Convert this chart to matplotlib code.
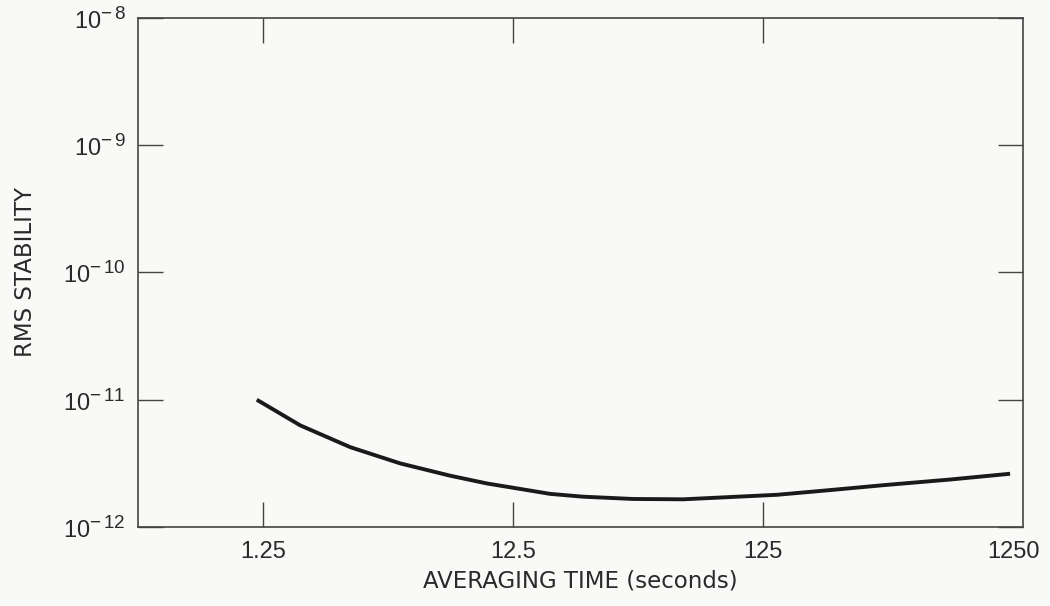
import matplotlib
matplotlib.use("Agg")
import matplotlib.pyplot as plt
import matplotlib._mathtext as mathtext_mod
import numpy as np

plt.rcParams['font.family'] = ['Liberation Sans', 'DejaVu Sans']
plt.rcParams['mathtext.fontset'] = 'custom'
plt.rcParams['mathtext.rm'] = 'Liberation Sans'
plt.rcParams['mathtext.it'] = 'Liberation Sans'
# the scanned labels have big exponents
mathtext_mod.SHRINK_FACTOR = 0.8

# averaging time (s) vs rms stability
tau = [1.18, 1.76, 2.79, 4.42, 7.0, 9.8, 17.6, 23.8, 37.8, 59.9,
       142, 232, 378, 700, 1216]
sigma = [1.0e-11, 6.29e-12, 4.24e-12, 3.16e-12, 2.53e-12, 2.20e-12,
         1.82e-12, 1.73e-12, 1.66e-12, 1.65e-12, 1.79e-12, 1.95e-12,
         2.13e-12, 2.36e-12, 2.62e-12]

xtick_vals = [1.25, 12.5, 125, 1250]
xtick_labels = ['1.25', '12.5', '125', '1250']
ytick_vals = [1e-12, 1e-11, 1e-10, 1e-9, 1e-8]
ytick_labels = [r'$\mathregular{10^{-\,12}}$', r'$\mathregular{10^{-\,11}}$',
                r'$\mathregular{10^{-\,10}}$', r'$\mathregular{10^{-\,9}}$',
                r'$\mathregular{10^{-\,8}}$']

bg = '#f9f9f7'
fig = plt.figure(figsize=(10.5, 6.06), dpi=100, facecolor=bg)
ax = fig.add_axes([0.1314, 0.1304, 0.8429, 0.8399])
ax.set_facecolor(bg)

ax.plot(tau, sigma, color='#1a1a1a', lw=2.8, solid_capstyle='butt',
        solid_joinstyle='round')

ax.set_xscale('log')
ax.set_yscale('log')
ax.set_xlim(0.395, 1370)
ax.set_ylim(1e-12, 1e-8)

ax.set_xticks(xtick_vals)
ax.set_xticklabels(xtick_labels)
ax.set_yticks(ytick_vals)
ax.set_yticklabels(ytick_labels)
ax.minorticks_off()

ax.tick_params(direction='in', length=18, width=1.0, color='#444444',
               top=True, right=True, labelsize=17, labelcolor='#2a2a2a')
ax.tick_params(axis='x', pad=10)
ax.tick_params(axis='y', pad=9)
# no tick mark at 1250, it sits next to the right frame
last = ax.xaxis.get_major_ticks()[-1]
last.tick1line.set_visible(False)
last.tick2line.set_visible(False)

for s in ax.spines.values():
    s.set_color('#444444')
    s.set_linewidth(1.2)

ax.set_xlabel('AVERAGING TIME (seconds)', family='DejaVu Sans', fontsize=16.5,
              color='#2a2a2a', labelpad=5)
ax.set_ylabel('RMS STABILITY', family='DejaVu Sans', fontsize=16.5,
              color='#2a2a2a', labelpad=19)

fig.savefig('out.png', dpi=100, facecolor=fig.get_facecolor())
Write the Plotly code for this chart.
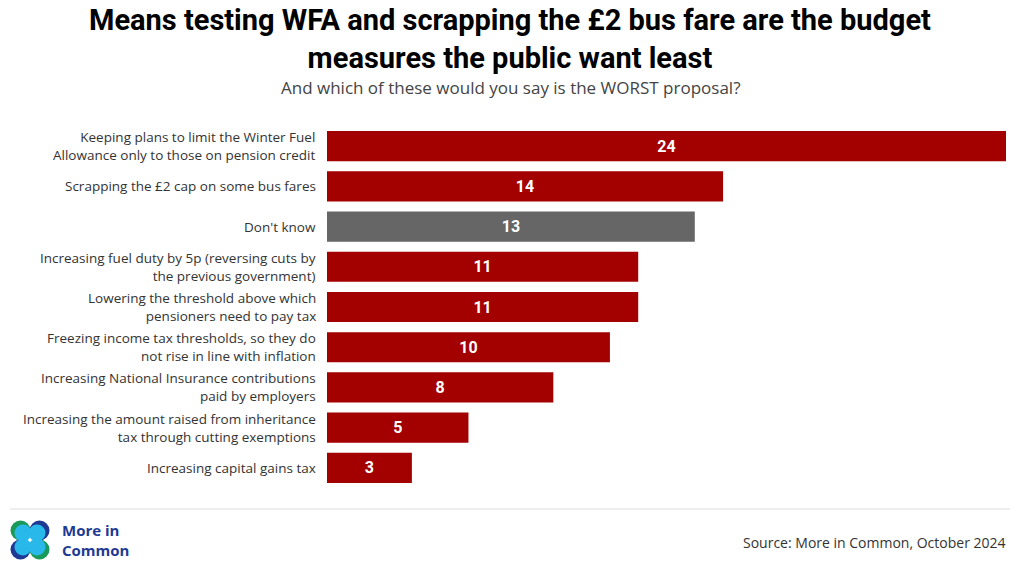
import plotly.graph_objects as go

categories = [
    "Keeping plans to limit the Winter Fuel\nAllowance only to those on pension credit",
    "Scrapping the £2 cap on some bus fares",
    "Don't know",
    "Increasing fuel duty by 5p (reversing cuts by\nthe previous government)",
    "Lowering the threshold above which\npensioners need to pay tax",
    "Freezing income tax thresholds, so they do\nnot rise in line with inflation",
    "Increasing National Insurance contributions\npaid by employers",
    "Increasing the amount raised from inheritance\ntax through cutting exemptions",
    "Increasing capital gains tax",
]
values = [24, 14, 13, 11, 11, 10, 8, 5, 3]
RED = "#A30000"
GREY = "#666666"
colors = [GREY if c == "Don't know" else RED for c in categories]

title_lines = ["Means testing WFA and scrapping the £2 bus fare are the budget",
               "measures the public want least"]
subtitle = "And which of these would you say is the WORST proposal?"
source = "Source: More in Common, October 2024"

# layout geometry (pixels)
WIDTH, HEIGHT = 1020, 574
L, R, T, B = 327, 14, 126, 86
PW = WIDTH - L - R
PH = HEIGHT - T - B
PLOT_BOTTOM = HEIGHT - B

def px(x):
    return (x - L) / PW

def py(y):
    return (PLOT_BOTTOM - y) / PH

ids = list(range(len(categories)))

fig = go.Figure(go.Bar(
    x=values, y=ids, orientation="h",
    marker=dict(color=colors, line=dict(width=0)),
    width=0.75,
    text=[str(v) for v in values],
    textposition="inside", insidetextanchor="middle",
    textfont=dict(family="Roboto", size=16, color="white", weight="bold"),
    cliponaxis=False,
))

annotations = []
for i, lab in enumerate(categories):
    annotations.append(dict(
        x=0, xref="paper", xanchor="right", xshift=-9,
        y=i, yref="y", yanchor="middle", align="right",
        text=lab.replace("\n", "<br>"), showarrow=False,
        font=dict(family="Open Sans", size=13.5, color="#333333"),
    ))

annotations.append(dict(
    x=px(510), xref="paper", xanchor="center",
    y=py(39), yref="paper", yanchor="middle",
    text="<br>".join(title_lines), showarrow=False,
    font=dict(family="Roboto", size=29, color="#000000", weight="bold"),
))

annotations.append(dict(
    x=px(510), xref="paper", xanchor="center",
    y=py(87), yref="paper", yanchor="middle",
    text=subtitle, showarrow=False,
    font=dict(family="Open Sans", size=17, color="#444444"),
))

annotations.append(dict(
    x=px(1008), xref="paper", xanchor="right",
    y=py(542), yref="paper", yanchor="middle",
    text=source, showarrow=False,
    font=dict(family="Open Sans", size=14, color="#333333"),
))

annotations.append(dict(
    x=px(60), xref="paper", xanchor="left",
    y=py(540), yref="paper", yanchor="middle", align="left",
    text="More in<br>Common", showarrow=False,
    font=dict(family="Open Sans", size=15, color="#1F3A93", weight="bold"),
))

shapes = [dict(type="line", xref="paper", yref="paper",
               x0=px(10), x1=px(1010), y0=py(509), y1=py(509),
               line=dict(color="#DDDDDD", width=1))]

def circle(cx, cy, r, color):
    return dict(type="circle", xref="paper", yref="paper",
                x0=px(cx - r), x1=px(cx + r), y0=py(cy + r), y1=py(cy - r),
                fillcolor=color, line=dict(width=0), layer="above")

NAVY = "#1F3A93"
GREEN = "#1A9A5A"
CYAN = "#29B8EA"
shapes += [
    circle(20.5, 530.5, 10, GREEN), circle(39.5, 530.5, 10, NAVY),
    circle(20.5, 549.5, 10, NAVY), circle(39.5, 549.5, 10, GREEN),
    circle(23, 533, 8.5, CYAN), circle(37, 533, 8.5, CYAN),
    circle(23, 547, 8.5, CYAN), circle(37, 547, 8.5, CYAN),
]

fig.update_layout(
    width=WIDTH, height=HEIGHT,
    margin=dict(l=L, r=R, t=T, b=B),
    paper_bgcolor="white", plot_bgcolor="white",
    showlegend=False,
    xaxis=dict(range=[0, 24], visible=False, fixedrange=True),
    yaxis=dict(range=[len(categories) - 0.5, -0.5], showticklabels=False,
               showgrid=False, zeroline=False, showline=False, ticks="",
               fixedrange=True),
    annotations=annotations,
    shapes=shapes,
    bargap=0.25,
)

fig.write_html("out.html", config={"displayModeBar": False})
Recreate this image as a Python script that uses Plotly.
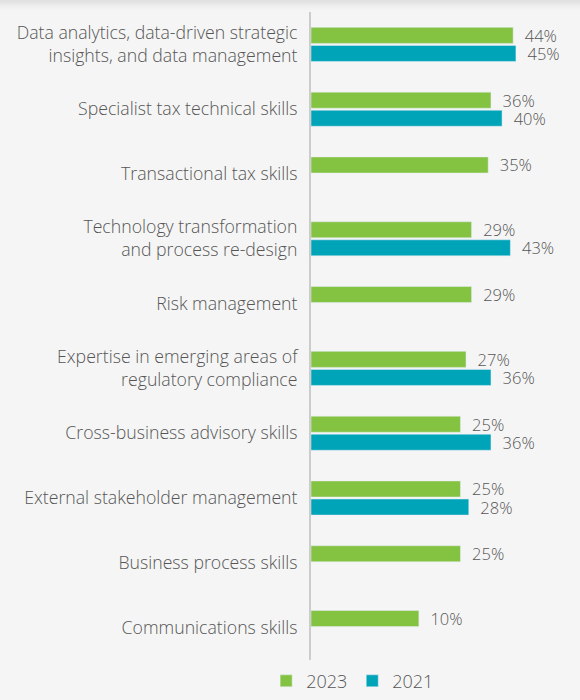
=====
EXERCISE OBJECTIVE » Take the listing above and print it exactly, apart from the pictures.

SOLUTION BELOW »
Convert this chart to matplotlib code.
import matplotlib
matplotlib.use("Agg")
import matplotlib.pyplot as plt
import matplotlib._mathtext as mathtext_mod
import numpy as np

plt.rcParams['font.family'] = ['Liberation Sans', 'DejaVu Sans']
plt.rcParams['mathtext.fontset'] = 'custom'
plt.rcParams['mathtext.rm'] = 'Liberation Sans'
plt.rcParams['mathtext.it'] = 'Liberation Sans'
# the scanned labels have big exponents
mathtext_mod.SHRINK_FACTOR = 0.8

# averaging time (s) vs rms stability
tau = [1.18, 1.76, 2.79, 4.42, 7.0, 9.8, 17.6, 23.8, 37.8, 59.9,
       142, 232, 378, 700, 1216]
sigma = [1.0e-11, 6.29e-12, 4.24e-12, 3.16e-12, 2.53e-12, 2.20e-12,
         1.82e-12, 1.73e-12, 1.66e-12, 1.65e-12, 1.79e-12, 1.95e-12,
         2.13e-12, 2.36e-12, 2.62e-12]

xtick_vals = [1.25, 12.5, 125, 1250]
xtick_labels = ['1.25', '12.5', '125', '1250']
ytick_vals = [1e-12, 1e-11, 1e-10, 1e-9, 1e-8]
ytick_labels = [r'$\mathregular{10^{-\,12}}$', r'$\mathregular{10^{-\,11}}$',
                r'$\mathregular{10^{-\,10}}$', r'$\mathregular{10^{-\,9}}$',
                r'$\mathregular{10^{-\,8}}$']

bg = '#f9f9f7'
fig = plt.figure(figsize=(10.5, 6.06), dpi=100, facecolor=bg)
ax = fig.add_axes([0.1314, 0.1304, 0.8429, 0.8399])
ax.set_facecolor(bg)

ax.plot(tau, sigma, color='#1a1a1a', lw=2.8, solid_capstyle='butt',
        solid_joinstyle='round')

ax.set_xscale('log')
ax.set_yscale('log')
ax.set_xlim(0.395, 1370)
ax.set_ylim(1e-12, 1e-8)

ax.set_xticks(xtick_vals)
ax.set_xticklabels(xtick_labels)
ax.set_yticks(ytick_vals)
ax.set_yticklabels(ytick_labels)
ax.minorticks_off()

ax.tick_params(direction='in', length=18, width=1.0, color='#444444',
               top=True, right=True, labelsize=17, labelcolor='#2a2a2a')
ax.tick_params(axis='x', pad=10)
ax.tick_params(axis='y', pad=9)
# no tick mark at 1250, it sits next to the right frame
last = ax.xaxis.get_major_ticks()[-1]
last.tick1line.set_visible(False)
last.tick2line.set_visible(False)

for s in ax.spines.values():
    s.set_color('#444444')
    s.set_linewidth(1.2)

ax.set_xlabel('AVERAGING TIME (seconds)', family='DejaVu Sans', fontsize=16.5,
              color='#2a2a2a', labelpad=5)
ax.set_ylabel('RMS STABILITY', family='DejaVu Sans', fontsize=16.5,
              color='#2a2a2a', labelpad=19)

fig.savefig('out.png', dpi=100, facecolor=fig.get_facecolor())
Write the Plotly code for this chart.
import plotly.graph_objects as go

categories = [
    "Keeping plans to limit the Winter Fuel\nAllowance only to those on pension credit",
    "Scrapping the £2 cap on some bus fares",
    "Don't know",
    "Increasing fuel duty by 5p (reversing cuts by\nthe previous government)",
    "Lowering the threshold above which\npensioners need to pay tax",
    "Freezing income tax thresholds, so they do\nnot rise in line with inflation",
    "Increasing National Insurance contributions\npaid by employers",
    "Increasing the amount raised from inheritance\ntax through cutting exemptions",
    "Increasing capital gains tax",
]
values = [24, 14, 13, 11, 11, 10, 8, 5, 3]
RED = "#A30000"
GREY = "#666666"
colors = [GREY if c == "Don't know" else RED for c in categories]

title_lines = ["Means testing WFA and scrapping the £2 bus fare are the budget",
               "measures the public want least"]
subtitle = "And which of these would you say is the WORST proposal?"
source = "Source: More in Common, October 2024"

# layout geometry (pixels)
WIDTH, HEIGHT = 1020, 574
L, R, T, B = 327, 14, 126, 86
PW = WIDTH - L - R
PH = HEIGHT - T - B
PLOT_BOTTOM = HEIGHT - B

def px(x):
    return (x - L) / PW

def py(y):
    return (PLOT_BOTTOM - y) / PH

ids = list(range(len(categories)))

fig = go.Figure(go.Bar(
    x=values, y=ids, orientation="h",
    marker=dict(color=colors, line=dict(width=0)),
    width=0.75,
    text=[str(v) for v in values],
    textposition="inside", insidetextanchor="middle",
    textfont=dict(family="Roboto", size=16, color="white", weight="bold"),
    cliponaxis=False,
))

annotations = []
for i, lab in enumerate(categories):
    annotations.append(dict(
        x=0, xref="paper", xanchor="right", xshift=-9,
        y=i, yref="y", yanchor="middle", align="right",
        text=lab.replace("\n", "<br>"), showarrow=False,
        font=dict(family="Open Sans", size=13.5, color="#333333"),
    ))

annotations.append(dict(
    x=px(510), xref="paper", xanchor="center",
    y=py(39), yref="paper", yanchor="middle",
    text="<br>".join(title_lines), showarrow=False,
    font=dict(family="Roboto", size=29, color="#000000", weight="bold"),
))

annotations.append(dict(
    x=px(510), xref="paper", xanchor="center",
    y=py(87), yref="paper", yanchor="middle",
    text=subtitle, showarrow=False,
    font=dict(family="Open Sans", size=17, color="#444444"),
))

annotations.append(dict(
    x=px(1008), xref="paper", xanchor="right",
    y=py(542), yref="paper", yanchor="middle",
    text=source, showarrow=False,
    font=dict(family="Open Sans", size=14, color="#333333"),
))

annotations.append(dict(
    x=px(60), xref="paper", xanchor="left",
    y=py(540), yref="paper", yanchor="middle", align="left",
    text="More in<br>Common", showarrow=False,
    font=dict(family="Open Sans", size=15, color="#1F3A93", weight="bold"),
))

shapes = [dict(type="line", xref="paper", yref="paper",
               x0=px(10), x1=px(1010), y0=py(509), y1=py(509),
               line=dict(color="#DDDDDD", width=1))]

def circle(cx, cy, r, color):
    return dict(type="circle", xref="paper", yref="paper",
                x0=px(cx - r), x1=px(cx + r), y0=py(cy + r), y1=py(cy - r),
                fillcolor=color, line=dict(width=0), layer="above")

NAVY = "#1F3A93"
GREEN = "#1A9A5A"
CYAN = "#29B8EA"
shapes += [
    circle(20.5, 530.5, 10, GREEN), circle(39.5, 530.5, 10, NAVY),
    circle(20.5, 549.5, 10, NAVY), circle(39.5, 549.5, 10, GREEN),
    circle(23, 533, 8.5, CYAN), circle(37, 533, 8.5, CYAN),
    circle(23, 547, 8.5, CYAN), circle(37, 547, 8.5, CYAN),
]

fig.update_layout(
    width=WIDTH, height=HEIGHT,
    margin=dict(l=L, r=R, t=T, b=B),
    paper_bgcolor="white", plot_bgcolor="white",
    showlegend=False,
    xaxis=dict(range=[0, 24], visible=False, fixedrange=True),
    yaxis=dict(range=[len(categories) - 0.5, -0.5], showticklabels=False,
               showgrid=False, zeroline=False, showline=False, ticks="",
               fixedrange=True),
    annotations=annotations,
    shapes=shapes,
    bargap=0.25,
)

fig.write_html("out.html", config={"displayModeBar": False})
Recreate this image as a Python script that uses Plotly.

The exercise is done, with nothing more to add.